The first was a resolution for a 10-year water and wastewater capital improvement plan, which will serve as a guideline for what needs to be addressed over the next decade to keep both systems in good health.
According to the document, the plan includes replacing water lines throughout the town, replacing approximately 1,300 water meters, several lift station rehabilitations, two phases of sewer rehabilitation, and more.
Mayor Hal Thomas stated that having a capital improvement plan will be helpful when applying for future grant funding.
Council member David Brown noted that small towns often do not have the money to make the necessary but costly repairs, but also said that Murfreesboro has made progress on infrastructure improvements the past few years.
“If you kick the can down the road, sooner or later, you hit the wall. And that’s where we’re at,” he summarized.
The other three resolutions were specific projects that the town intends to apply for state grant and/or loan assistance.
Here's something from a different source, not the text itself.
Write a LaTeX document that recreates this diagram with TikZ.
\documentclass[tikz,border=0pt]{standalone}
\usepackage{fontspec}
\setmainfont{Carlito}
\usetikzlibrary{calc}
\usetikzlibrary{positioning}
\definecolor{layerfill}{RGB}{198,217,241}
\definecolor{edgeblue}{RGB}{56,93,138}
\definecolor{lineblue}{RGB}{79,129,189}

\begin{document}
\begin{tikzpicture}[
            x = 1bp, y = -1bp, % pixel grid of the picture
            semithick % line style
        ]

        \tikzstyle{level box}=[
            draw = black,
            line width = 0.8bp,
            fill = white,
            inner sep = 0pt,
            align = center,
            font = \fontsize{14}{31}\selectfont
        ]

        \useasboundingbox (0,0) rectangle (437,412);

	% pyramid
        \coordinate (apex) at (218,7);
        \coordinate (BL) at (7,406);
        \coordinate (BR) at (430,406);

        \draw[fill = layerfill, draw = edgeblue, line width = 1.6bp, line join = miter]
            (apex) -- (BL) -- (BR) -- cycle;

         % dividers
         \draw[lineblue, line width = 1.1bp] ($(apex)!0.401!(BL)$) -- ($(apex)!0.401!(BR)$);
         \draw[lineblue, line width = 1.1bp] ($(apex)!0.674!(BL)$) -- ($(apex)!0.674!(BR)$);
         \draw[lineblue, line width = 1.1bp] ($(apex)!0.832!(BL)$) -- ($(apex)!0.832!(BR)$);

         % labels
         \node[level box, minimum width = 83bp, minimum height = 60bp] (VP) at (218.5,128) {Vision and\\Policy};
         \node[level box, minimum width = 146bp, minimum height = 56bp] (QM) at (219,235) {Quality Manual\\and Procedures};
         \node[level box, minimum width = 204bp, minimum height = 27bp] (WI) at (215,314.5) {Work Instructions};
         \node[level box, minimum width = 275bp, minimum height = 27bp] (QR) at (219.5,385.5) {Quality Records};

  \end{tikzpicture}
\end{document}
Those projects include townwide lift station improvements, system water valve replacement, and Main Street & Third Street water line replacement.
Mayor Thomas explained that the town has 17 lift stations – a mechanical device that helps keep the wastewater system flowing – and many are old and worn out. Town Administrator Carolyn Brown added that they want to replace as many as possible, and make repairs to the rest.
For the water line replacement project, C. Brown noted that the town had previously been denied state funding, so they’re going to try once more to apply for assistance.
She then also explained the need for the water system’s valve replacement. With newer, better-functioning valves, she said it should be easier to shut off only one section of the system when necessary, instead of the whole town.
Council member Jay Revelle noted that the projects cost several million dollars, and the town’s annual Water and Sewer (Enterprise) budget is only around $1.6 million, which is why they continue to seek funding for assistance.
With four separate votes, the council approved all the resolutions. Council member James Futrell was unable to attend the meeting.